Into the Beautiful North
- First edition cover
- Author: Luis Alberto Urrea
- Language: English
- Genre: contemporary novel
- Set in: Mexico and the US
- Publisher: Little, Brown
- Publication date: 2009
- Publication place: US
- Pages: 352
- ISBN: 978-0-316-02527-0 Hardback edition

= Into the Beautiful North =

2009 novel by Luis Alberto Urrea

Into the Beautiful North is a novel written by Luis Alberto Urrea and published by Little, Brown. Written in 2009, it is set in Mexico and then the United States as the main character Nayeli seeks seven men to help defend her small Mexican town against the bandidos who plan to take over.

== Synopsis ==
The town of Tres Camarones is accosted by bandidos at a time when most of the men in the town have gone to America to look for work. After watching The Magnificent Seven, Nayeli, a nineteen-year-old girl, decides to travel to America to convince seven of the town's best fighters to come back and fight the bandidos.

Nayeli and her three friends Yolo, Vampi and Tacho, begin their journey with the financial support of Tía Irma, the mayor of the town. Along the way they lose their luggage and a good deal of their money. In Tijuana, a garbage picker and skilled fighter named Atómiko helps them across the border. Once across, Nayeli seeks out the assistance of Matt, a missionary who had come to their town three years in the past.

Tia Irma comes to San Diego to meet up with them, and while she continues searching for more candidates to bring back to Mexico, Nayeli and Tacho leave for Kankakee, Illinois, to look for Nayeli's father. However, they find that her father has a new family, and she leaves without speaking to him. Meanwhile, Tia Irma has selected twenty-seven men to bring back to Tres Camarones.

==Adaptations==
Into the Beautiful North was turned into a play in 2016 by Karen Zacarias. It was first performed in Milagro Theater Portland in Portland, Oregon.

It also served as the inspiration for Joseph Brent's work of the same name performed by the jazz trio 9 Horses and orchestra, commissioned by University of Arkansas at Little Rock and performed at the ACANSA Festival.

==Reception==
A review in SF Gate compares the plot and writing style unfavorably with Urrea's earlier novel, and a Kirkus Reviews criticized the ending, and the book overall as not the author's best work. Bookpage was more positive, calling the book "thoroughly enjoyable", and Publishers Weekly extols its colorful characters and humor.

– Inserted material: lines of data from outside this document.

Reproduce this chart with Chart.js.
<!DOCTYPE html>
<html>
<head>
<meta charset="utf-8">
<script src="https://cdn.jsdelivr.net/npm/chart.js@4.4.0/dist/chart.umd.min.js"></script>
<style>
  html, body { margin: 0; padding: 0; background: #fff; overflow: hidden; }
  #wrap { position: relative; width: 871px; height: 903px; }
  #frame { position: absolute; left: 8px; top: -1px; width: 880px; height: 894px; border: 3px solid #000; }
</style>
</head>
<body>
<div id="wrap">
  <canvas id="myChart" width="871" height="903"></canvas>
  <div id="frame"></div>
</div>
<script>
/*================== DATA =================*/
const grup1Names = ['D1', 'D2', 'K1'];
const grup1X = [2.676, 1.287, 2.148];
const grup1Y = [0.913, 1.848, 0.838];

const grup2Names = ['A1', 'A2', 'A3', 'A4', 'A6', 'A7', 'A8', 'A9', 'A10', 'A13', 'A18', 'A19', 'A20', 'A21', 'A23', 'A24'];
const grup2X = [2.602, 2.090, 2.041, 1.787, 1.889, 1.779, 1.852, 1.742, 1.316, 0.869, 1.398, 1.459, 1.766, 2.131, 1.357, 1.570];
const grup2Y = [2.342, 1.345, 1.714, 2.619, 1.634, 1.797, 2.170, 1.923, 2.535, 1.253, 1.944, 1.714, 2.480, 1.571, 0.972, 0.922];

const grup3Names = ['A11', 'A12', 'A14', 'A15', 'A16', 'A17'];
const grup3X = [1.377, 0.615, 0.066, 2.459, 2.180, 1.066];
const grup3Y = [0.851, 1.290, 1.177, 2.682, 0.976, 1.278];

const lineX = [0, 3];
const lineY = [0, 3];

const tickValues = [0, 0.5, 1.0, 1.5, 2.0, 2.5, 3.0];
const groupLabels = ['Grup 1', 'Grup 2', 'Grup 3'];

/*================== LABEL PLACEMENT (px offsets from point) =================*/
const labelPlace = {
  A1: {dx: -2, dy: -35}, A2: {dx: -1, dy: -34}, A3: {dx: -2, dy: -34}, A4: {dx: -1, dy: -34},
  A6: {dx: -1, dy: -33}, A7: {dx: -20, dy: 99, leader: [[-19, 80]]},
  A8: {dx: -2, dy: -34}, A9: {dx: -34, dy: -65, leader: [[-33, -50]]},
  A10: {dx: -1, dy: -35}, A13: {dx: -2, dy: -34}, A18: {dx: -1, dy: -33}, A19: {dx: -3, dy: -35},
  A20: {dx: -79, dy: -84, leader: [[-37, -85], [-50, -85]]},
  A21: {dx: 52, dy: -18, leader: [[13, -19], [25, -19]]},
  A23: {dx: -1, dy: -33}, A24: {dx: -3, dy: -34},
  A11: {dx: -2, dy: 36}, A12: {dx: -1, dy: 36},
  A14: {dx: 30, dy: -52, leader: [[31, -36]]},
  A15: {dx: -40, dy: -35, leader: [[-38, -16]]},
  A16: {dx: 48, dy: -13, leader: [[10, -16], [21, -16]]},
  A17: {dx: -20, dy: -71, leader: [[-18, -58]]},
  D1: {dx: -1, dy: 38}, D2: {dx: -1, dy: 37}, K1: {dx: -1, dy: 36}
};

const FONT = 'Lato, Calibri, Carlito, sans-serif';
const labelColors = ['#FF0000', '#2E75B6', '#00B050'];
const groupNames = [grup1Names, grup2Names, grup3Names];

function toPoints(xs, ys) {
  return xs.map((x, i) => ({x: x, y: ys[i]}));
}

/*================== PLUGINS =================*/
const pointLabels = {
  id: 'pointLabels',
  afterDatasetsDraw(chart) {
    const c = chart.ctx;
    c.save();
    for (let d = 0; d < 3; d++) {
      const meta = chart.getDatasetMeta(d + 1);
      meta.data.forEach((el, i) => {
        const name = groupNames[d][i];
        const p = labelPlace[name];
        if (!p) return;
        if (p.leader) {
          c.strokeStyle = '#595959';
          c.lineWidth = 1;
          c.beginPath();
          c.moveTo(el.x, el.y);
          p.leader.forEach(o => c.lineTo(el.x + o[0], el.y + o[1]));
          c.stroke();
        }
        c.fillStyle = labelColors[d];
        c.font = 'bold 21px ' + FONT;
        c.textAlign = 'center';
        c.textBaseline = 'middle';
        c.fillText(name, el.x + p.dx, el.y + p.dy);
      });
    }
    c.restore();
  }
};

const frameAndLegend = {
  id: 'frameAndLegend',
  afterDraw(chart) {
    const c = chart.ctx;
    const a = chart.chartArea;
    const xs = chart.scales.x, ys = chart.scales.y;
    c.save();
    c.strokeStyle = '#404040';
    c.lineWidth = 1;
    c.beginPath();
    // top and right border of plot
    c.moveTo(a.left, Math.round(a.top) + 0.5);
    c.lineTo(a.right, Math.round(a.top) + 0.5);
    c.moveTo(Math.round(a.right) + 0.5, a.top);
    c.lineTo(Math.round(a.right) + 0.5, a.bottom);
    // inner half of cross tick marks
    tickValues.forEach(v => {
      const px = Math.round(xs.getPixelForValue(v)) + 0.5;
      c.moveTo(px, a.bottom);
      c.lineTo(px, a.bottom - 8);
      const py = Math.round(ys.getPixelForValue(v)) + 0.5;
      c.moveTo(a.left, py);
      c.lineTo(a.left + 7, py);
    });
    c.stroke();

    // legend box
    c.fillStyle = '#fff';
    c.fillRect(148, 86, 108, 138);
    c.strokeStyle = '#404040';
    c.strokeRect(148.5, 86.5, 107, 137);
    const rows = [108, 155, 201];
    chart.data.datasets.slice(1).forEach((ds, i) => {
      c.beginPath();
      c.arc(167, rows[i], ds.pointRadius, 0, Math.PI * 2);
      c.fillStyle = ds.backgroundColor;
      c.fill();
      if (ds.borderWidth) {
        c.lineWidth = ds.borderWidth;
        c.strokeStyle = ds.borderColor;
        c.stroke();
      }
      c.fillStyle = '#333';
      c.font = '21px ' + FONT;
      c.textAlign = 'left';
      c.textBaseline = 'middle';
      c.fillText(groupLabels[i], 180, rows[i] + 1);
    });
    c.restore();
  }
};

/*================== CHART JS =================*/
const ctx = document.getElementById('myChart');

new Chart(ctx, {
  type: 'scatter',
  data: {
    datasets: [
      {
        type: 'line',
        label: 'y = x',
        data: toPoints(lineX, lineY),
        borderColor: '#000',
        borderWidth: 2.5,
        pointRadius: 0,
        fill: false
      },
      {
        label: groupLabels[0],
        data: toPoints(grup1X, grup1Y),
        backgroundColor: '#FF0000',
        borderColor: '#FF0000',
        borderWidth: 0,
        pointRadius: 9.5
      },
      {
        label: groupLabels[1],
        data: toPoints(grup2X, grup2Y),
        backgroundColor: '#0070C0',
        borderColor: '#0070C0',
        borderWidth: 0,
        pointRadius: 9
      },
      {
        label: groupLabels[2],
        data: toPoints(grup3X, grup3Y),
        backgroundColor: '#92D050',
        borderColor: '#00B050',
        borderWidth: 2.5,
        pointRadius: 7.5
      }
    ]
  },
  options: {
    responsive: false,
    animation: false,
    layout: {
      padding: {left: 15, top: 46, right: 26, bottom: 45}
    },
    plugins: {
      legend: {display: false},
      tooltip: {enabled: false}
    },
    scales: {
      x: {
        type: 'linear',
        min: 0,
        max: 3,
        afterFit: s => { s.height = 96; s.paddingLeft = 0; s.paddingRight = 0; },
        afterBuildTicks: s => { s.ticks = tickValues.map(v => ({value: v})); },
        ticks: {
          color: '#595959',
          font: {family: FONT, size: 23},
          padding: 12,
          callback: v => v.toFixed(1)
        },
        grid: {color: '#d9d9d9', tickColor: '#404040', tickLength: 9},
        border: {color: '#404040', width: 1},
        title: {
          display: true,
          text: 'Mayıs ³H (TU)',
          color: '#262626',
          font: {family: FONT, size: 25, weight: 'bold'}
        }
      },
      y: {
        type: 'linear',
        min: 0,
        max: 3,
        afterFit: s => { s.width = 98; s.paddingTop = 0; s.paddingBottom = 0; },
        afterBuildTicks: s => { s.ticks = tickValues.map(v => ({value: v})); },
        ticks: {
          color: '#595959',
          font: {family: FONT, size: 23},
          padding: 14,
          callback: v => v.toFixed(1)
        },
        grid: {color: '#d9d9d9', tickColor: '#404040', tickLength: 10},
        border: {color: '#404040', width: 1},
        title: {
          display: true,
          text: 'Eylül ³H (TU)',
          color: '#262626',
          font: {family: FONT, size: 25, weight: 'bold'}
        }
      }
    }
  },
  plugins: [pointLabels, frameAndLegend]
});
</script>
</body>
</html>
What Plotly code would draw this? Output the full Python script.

Lucy Popescu feels that the novel "loses some of its momentum when Nayeli and Tacho set off alone on the last leg of their journey across a huge swathe of the United States". This loss of momentum "is corrected with the pair’s final, redemptive meeting with a border agent. Throughout the novel there is keen sense of nostalgia for a Mexico that has disappeared, and one senses Urrea’s regret for the simple rural life that has been usurped by the allure of the beautiful north." She compares the draw of the workers to the beautiful north to the story of the farmers in the 1930s drawn to the supposed Eden of California, told in The Grapes of Wrath.

The book was selected by the UC Santa Barbara Library as its 2017 book for the university-wide reading program "UCSB Reads".

==Other editions==
The novel has also been issued in Spanish as Rumbo al hermoso norte : una novela by Little, Brown, translated by Enrique Hubbard Urrea, ISBN 9780316025263, also published in 2009.